Es más, la islamofobia se ha convertido en arabofobia: en este juego simplificador, el amenazante islam se acota al mundo árabe. Poco importa que los cuatro países del mundo con más musulmanes —Indonesia, Pakistán, India y Bangladés— no sean árabes, así como reducir a la etiqueta de musulmán la enorme variedad y realidad de esta religión cuando la corriente que realmente representa una amenaza está claramente identificada: el salafismo yihadista. En definitiva, poco importan el chiismo, los sufíes o el arraigado laicismo de los países de tradición panárabe, como Siria. Ideas claras, simples y fácilmente identificables: el estereotipo está construido. Y esto solo en cuanto al contenido, ya que también se podría entrar a valorar el papel —tan extendido en el presente— de las redes sociales y la desinformación a través de titulares, medias verdades o falsedades rotundas.
Lo relevante aquí es la percepción. Es un debate asimétrico en el que los sesgos, los estereotipos y las emociones tienen mucho más peso que la argumentación. No obstante, considerar marginales estas posturas en el debate público ha provocado su lento pero inexorable avance. Incluso se puede decir que quienes han intentado detenerlo le han dado más impulso: los medios, salvo honrosas excepciones, simplificando todavía más la cuestión por el mismo desconocimiento del que adolece la islamofobia y percibidos como otro elemento del sistema, y la izquierda tradicional, tremendamente deslegitimada al ser percibida como parte del problema estructural vivido durante estos años, cediendo al discurso de la extrema derecha.

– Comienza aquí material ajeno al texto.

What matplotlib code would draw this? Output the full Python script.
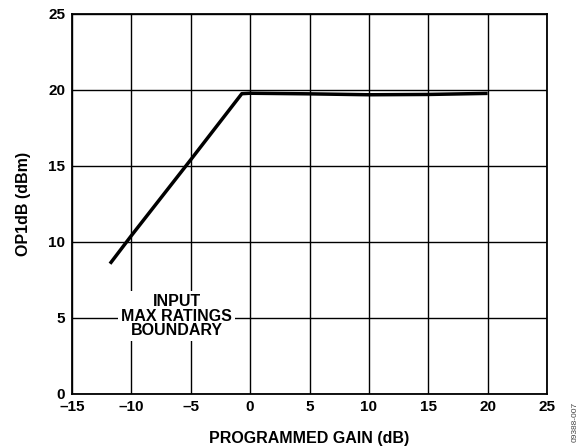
import matplotlib
matplotlib.use("Agg")
import matplotlib.pyplot as plt

gain_db = [-11.8, -10.0, -5.0, -0.7, 0.0, 5.0, 10.0, 15.0, 20.0]
op1db_dbm = [8.55, 10.4, 15.4, 19.75, 19.78, 19.74, 19.68, 19.7, 19.77]

xticks = [-15, -10, -5, 0, 5, 10, 15, 20, 25]
xticklabels = ["\u201315", "\u201310", "\u20135", "0", "5", "10", "15", "20", "25"]
yticks = [0, 5, 10, 15, 20, 25]

plt.rcParams['font.family'] = ['Liberation Sans', 'DejaVu Sans']
plt.rcParams['font.weight'] = 'bold'

fig = plt.figure(figsize=(5.81, 4.47), dpi=100)
ax = fig.add_axes([72/581, 1 - 393.5/447, (547 - 72)/581, (393.5 - 14)/447])

ax.set_xlim(-15, 25)
ax.set_ylim(0, 25)
ax.set_xticks(xticks)
ax.set_xticklabels(xticklabels)
ax.set_yticks(yticks)
ax.grid(True, color='black', linewidth=1.0)
ax.set_axisbelow(True)
ax.tick_params(length=0, labelsize=11, pad=5)
for lab in ax.get_xticklabels() + ax.get_yticklabels():
    lab.set_fontweight('bold')
for s in ax.spines.values():
    s.set_linewidth(1.3)

ax.plot(gain_db, op1db_dbm, color='black', linewidth=2.5, solid_capstyle='butt', zorder=3)

ax.text(-6.2, 5.1, "INPUT\nMAX RATINGS\nBOUNDARY", ha='center', va='center',
        fontsize=11.5, fontweight='bold', linespacing=0.95,
        bbox=dict(facecolor='white', edgecolor='none', pad=2), zorder=4)

ax.set_xlabel("PROGRAMMED GAIN (dB)", fontsize=11.5, fontweight='bold', labelpad=12)
ax.set_ylabel("OP1dB (dBm)", fontsize=11.5, fontweight='bold', labelpad=12)

fig.text(0.99, 0.055, "09388-007", rotation=90, fontsize=6, color='#444444',
         ha='center', va='center', fontweight='normal')

fig.savefig("out.png", dpi=100)
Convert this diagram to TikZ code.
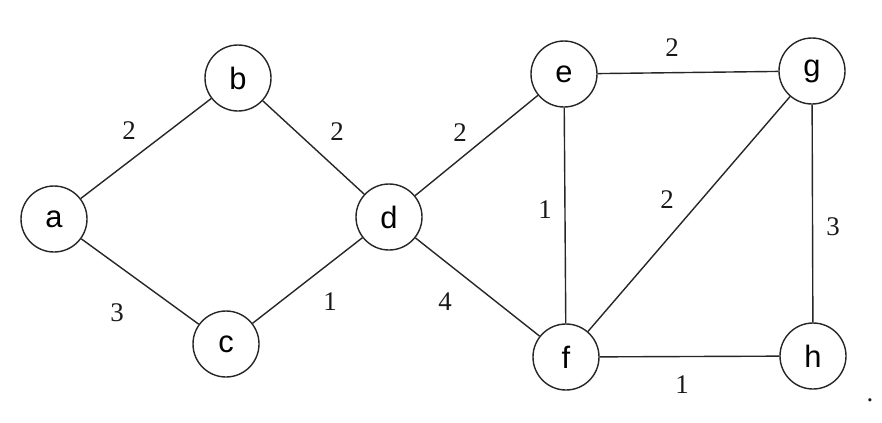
\documentclass[tikz,border=0pt]{standalone}
\usepackage{fontspec}
\setmainfont{Liberation Serif}
\newfontfamily\nodefont{Liberation Sans}
\begin{document}
\begin{tikzpicture}[x=1bp,y=-1bp,
  vertex/.style={circle,draw=black!85,line width=1.4bp,minimum size=66bp,inner sep=0pt,font=\nodefont\fontsize{31}{31}\selectfont},
  edge/.style={draw=black!85,line width=1.4bp},
  wlabel/.style={font=\fontsize{27}{27}\selectfont,inner sep=0pt,text=black!90}]
\useasboundingbox (0,0) rectangle (882,422);
\node[vertex] (a) at (54,219) {a};
\node[vertex] (b) at (238,78) {b};
\node[vertex] (c) at (226,344) {c};
\node[vertex] (d) at (389,217) {d};
\node[vertex] (e) at (564,74) {e};
\node[vertex] (g) at (812,71) {g};
\node[vertex] (f) at (566,357) {f};
\node[vertex] (h) at (813,356) {h};
\draw[edge] (a) -- (b);
\draw[edge] (b) -- (d);
\draw[edge] (a) -- (c);
\draw[edge] (c) -- (d);
\draw[edge] (d) -- (e);
\draw[edge] (d) -- (f);
\draw[edge] (e) -- (g);
\draw[edge] (e) -- (f);
\draw[edge] (f) -- (g);
\draw[edge] (g) -- (h);
\draw[edge] (f) -- (h);
\node[wlabel] (lab) at (129,131) {2};
\node[wlabel] (lbd) at (337,132) {2};
\node[wlabel] (lac) at (117,313) {3};
\node[wlabel] (lcd) at (330,302) {1};
\node[wlabel] (ldf) at (445,302) {4};
\node[wlabel] (lde) at (460,133) {2};
\node[wlabel] (leg) at (672,48) {2};
\node[wlabel] (lef) at (545,210) {1};
\node[wlabel] (lfg) at (667,200) {2};
\node[wlabel] (lgh) at (833,227) {3};
\node[wlabel] (lfh) at (682,385) {1};
\node[wlabel] (dot) at (870,400) {.};
\end{tikzpicture}
\end{document}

La islamofobia se ha asentado como una característica más de la crisis que en muchos aspectos sufre el mundo europeo; al estar ligado intrínsecamente a ella, no remitirá hasta que la larga lista de debilidades e inconsistencias del Viejo Continente sea resuelta. A fin de cuentas, Europa también tiene sus contradicciones. La sajona Dresde no deja de ser la ciudad que vio nacer a Richard Strauss, inspiración superlativa del nazismo, y la Oda a la alegría, el poema en el que hoy se basa —musicalizado en la Novena sinfonía de Beethoven— el himno de la Unión Europea.